The line about the shèng rén being bù rén (不仁) towards people has been variously translated as direction to be “ruthless”, “inhumane”, and “impartial.” Clearly, the Lǎo Zǐ doesn't advocate that the shèng rén treat people like straw dogs. Furthermore, the Lǎo Zǐ doesn't characterize the shèng rén as someone who should care nothing about the common people. If not, why teach them (Divisions 2 and 3), or even govern them (Division 3)? Divisions 10 and 13 identify the love of rulers have for their people as a virtue. Division 49 says one should be good to both good people and not good people.

These apparent paradoxes are resolved when rén (仁) is specifically interpreted as the Confucian ideal that is often translated as benevolence or humanity. The concept that rén is a relationship of benevolence between any people was an invention of Confucianism in the Lún​ Yǔ​ (Analects)[2]. Prior to the Lún​ Yǔ​ rén referred to a ruler's benevolent regard toward his subjects or a "manly or virile quality"[3]. Simple translation distorts by oversimplifying, as Confucian rén constitutes more than just demonstrating benevolence and kindness, for the Confucians require the individual to acquire the kind of practical wisdom (zhi)[4] the Lǎo Zǐ aims to suppress in Division 3, and conformance with elaborate sets of rites () that were "a body of rules governing action in every aspect of life"[5]. The all-consuming prescriptions for the individual in the Lún​ Yǔ​ are very clear:

" Yen Yuän asked about rén. The Master said, 'To return to the observance of the rites through overcoming the self constitutes rén. If for a single day a man could return to the observance of the rites through overcoming himself, then the whole Empire would consider rén to be his. However, the practice of rén depends on oneself alone, and not on others.'

" Yen Yuän said, 'I should like you to list the items.'

" The Master said, 'Do not look unless it is in accordance with the rites; do not listen unless it is in accordance with the rites; do not speak unless it is in accordance with the rites; do not move unless it is in accordance with the rites.'

" Yen Yuän said, 'Though I am not quick, I shall direct my efforts towards what you said.'" (Analects, XII.1)[6]
In the overall context of Confucian practices, the Lǎo Zǐ has little regard for rén when the Lǎo Zǐ's Dào is followed. (See Divisions 18, 19, and 38.) In particular, Chen describes Division 38 as an "anti-Confucian polemic"[7].

In such a case, the shèng rén doesn't practice Confucian rén and so, the shèng rén treats people as just another thing that is a part of creation which is another focus of disputes between Lǎo Zǐ and Confucian schools.
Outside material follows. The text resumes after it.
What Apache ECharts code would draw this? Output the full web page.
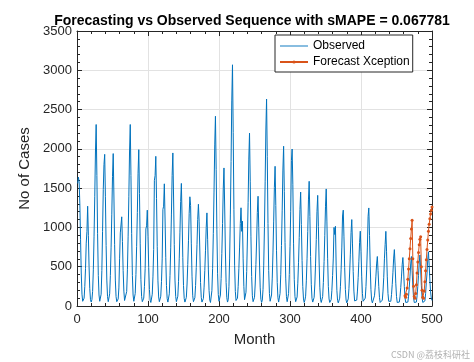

As mentioned earlier, the Lǎo Zǐ's position is that Heaven and Earth are impartial towards people. However, the Confucians claimed Confucius acquired their moral and ethical system directly from Heaven.
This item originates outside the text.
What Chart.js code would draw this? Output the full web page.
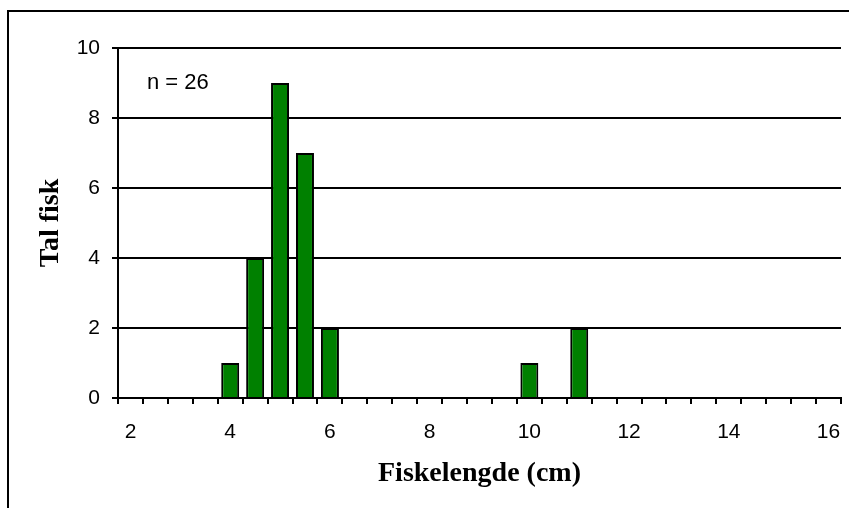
<!DOCTYPE html>
<html>
<head>
<meta charset="utf-8">
<script src="https://cdn.jsdelivr.net/npm/chart.js@4"></script>
<style>
  html, body { margin: 0; padding: 0; background: #fff; }
  #wrap { width: 849px; height: 508px; position: relative; }
</style>
</head>
<body>
<div id="wrap"><canvas id="grafica"></canvas></div>
<script>
// lengder (cm), ein kategori per halve cm
const lengths = ['2', '2.5', '3', '3.5', '4', '4.5', '5', '5.5', '6', '6.5', '7', '7.5', '8', '8.5', '9', '9.5',
                 '10', '10.5', '11', '11.5', '12', '12.5', '13', '13.5', '14', '14.5', '15', '15.5', '16'];
// tal fisk per lengd
const fishCount = [0, 0, 0, 0, 1, 4, 9, 7, 2, 0, 0, 0, 0, 0, 0, 0,
                   1, 0, 2, 0, 0, 0, 0, 0, 0, 0, 0, 0, 0];
const xTickLabels = ['2', '4', '6', '8', '10', '12', '14', '16'];
const yTicks = [0, 2, 4, 6, 8, 10];
const noteText = 'n = 26';

// ramme rundt heile diagrammet + n-tekst
const extras = {
  id: 'extras',
  beforeDraw(chart) {
    const ctx = chart.ctx;
    ctx.save();
    ctx.fillStyle = '#fff';
    ctx.fillRect(0, 0, chart.width, chart.height);
    ctx.strokeStyle = '#000';
    ctx.lineWidth = 2;
    ctx.strokeRect(8, 11, chart.width + 10, chart.height + 10);
    ctx.restore();
  },
  afterDatasetsDraw(chart) {
    const ctx = chart.ctx;
    const a = chart.chartArea;
    ctx.save();
    ctx.fillStyle = '#000';
    ctx.font = '22px "Liberation Sans", Arial, sans-serif';
    ctx.textBaseline = 'middle';
    ctx.textAlign = 'left';
    ctx.fillText(noteText, a.left + 29, a.top + 35);
    ctx.restore();
  }
};

const graph = document.querySelector('#grafica');

new Chart(graph, {
  type: 'bar',
  data: {
    labels: lengths,
    datasets: [{
      label: 'Tal fisk',
      data: fishCount,
      backgroundColor: '#008000',
      borderColor: '#000',
      borderWidth: 2,
      borderSkipped: 'start',
      categoryPercentage: 1,
      barPercentage: 0.72
    }]
  },
  options: {
    responsive: true,
    maintainAspectRatio: false,
    animation: false,
    events: [],
    layout: { padding: { top: 48, right: 8, bottom: 0, left: 0 } },
    plugins: { legend: { display: false }, tooltip: { enabled: false } },
    scales: {
      x: {
        offset: true,
        grid: { display: true, offset: true, drawOnChartArea: false, color: '#000', lineWidth: 2, tickLength: 6 },
        border: { display: true, color: '#000', width: 2 },
        ticks: {
          autoSkip: false, maxRotation: 0, minRotation: 0, padding: 16, color: '#000',
          font: { family: '"Liberation Sans", Arial, sans-serif', size: 21 },
          callback: function (v, i) {
            const l = this.getLabelForValue(v);
            return xTickLabels.includes(l) ? l : '';
          }
        },
        title: {
          display: true, text: 'Fiskelengde (cm)', color: '#000',
          font: { family: '"Liberation Serif", "Times New Roman", serif', size: 28, weight: 'bold' },
          padding: { top: 0, bottom: 17 }
        },
        afterFit(scale) {
          scale.height = 110;
          scale.paddingLeft = 0;
          scale.paddingRight = 0;
        }
      },
      y: {
        min: 0, max: 10,
        afterBuildTicks(scale) { scale.ticks = yTicks.map(v => ({ value: v })); },
        grid: { color: '#000', lineWidth: 2, tickLength: 6 },
        border: { display: true, color: '#000', width: 2 },
        ticks: {
          padding: 12, color: '#000',
          font: { family: '"Liberation Sans", Arial, sans-serif', size: 21 }
        },
        title: {
          display: true, text: 'Tal fisk', color: '#000',
          font: { family: '"Liberation Serif", "Times New Roman", serif', size: 28, weight: 'bold' },
          padding: { top: 34, bottom: 0 }
        },
        afterFit(scale) { scale.width = 118; }
      }
    }
  },
  plugins: [extras]
});
</script>
</body>
</html>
"The Master said, 'At fifteen, I had my mind bent on learning. At thirty, I stood firm. At forty, I had no doubts. At fifty, I know the decrees of Heaven. At sixty, my ear was an obedient organ for the reception of truth. At seventy, I could follow what my heart desires, without transgressing what was right.'" (Analects, II.4)[8]
It is no wonder the Lǎo Zǐ appears to be so defensive since the Confucians so easily questioned the legitimacy of their Dào.

The wind, as a phenomenon, is an example of an indifferent, impartial, inexhaustible force that operates in a void. This description of the wind compares to the description of the Dào in Division 4, thus adding indifference and impartiality towards all things as attributes of the Dào.

Finally, like the force of the wind, creation itself is characterized as vast and overwhelming (see Division 12). Language alone is inadequate to gain an understanding of it (Division 2), so it is better to use one's full faculties, including the capacity to use words, to comprehend the world through one's center (zhōng
) as articulated elsewhere in the Lǎo Zǐ (see Divisions 16 and 47).

FOOTNOTES
[1] Lao-Tze, The Canon of Reason and Virtue, Translated by D.T. Suzuki and Paul Carus, Open Court, LaSalle, IL, 1913, p.137.

[2] Lai, Karyn, Learning from Chinese Philosophies: Ethics of Interdependent and Contextualised Self, Ashgate Publishing, Ltd, Farnham, Surrey, UK, 2006, p.15.

[3] Ibid.

[4] Ibid.

[5] Lau, D.C., Confucius: The Analects -- Translated with Introduction, Doreset Press, NY, 1979, p.20.

[6] Ibid, p.112.

[7] Chen, Ellen M., Tao Te Ching: A New Translation with Commentary, Paragon House Publishing, St. Paul, MN, 1989, p.146.

[8] Lau, D.C., Confucius: The Analects -- Translated with Introduction, Doreset Press, NY, 1979, p.63.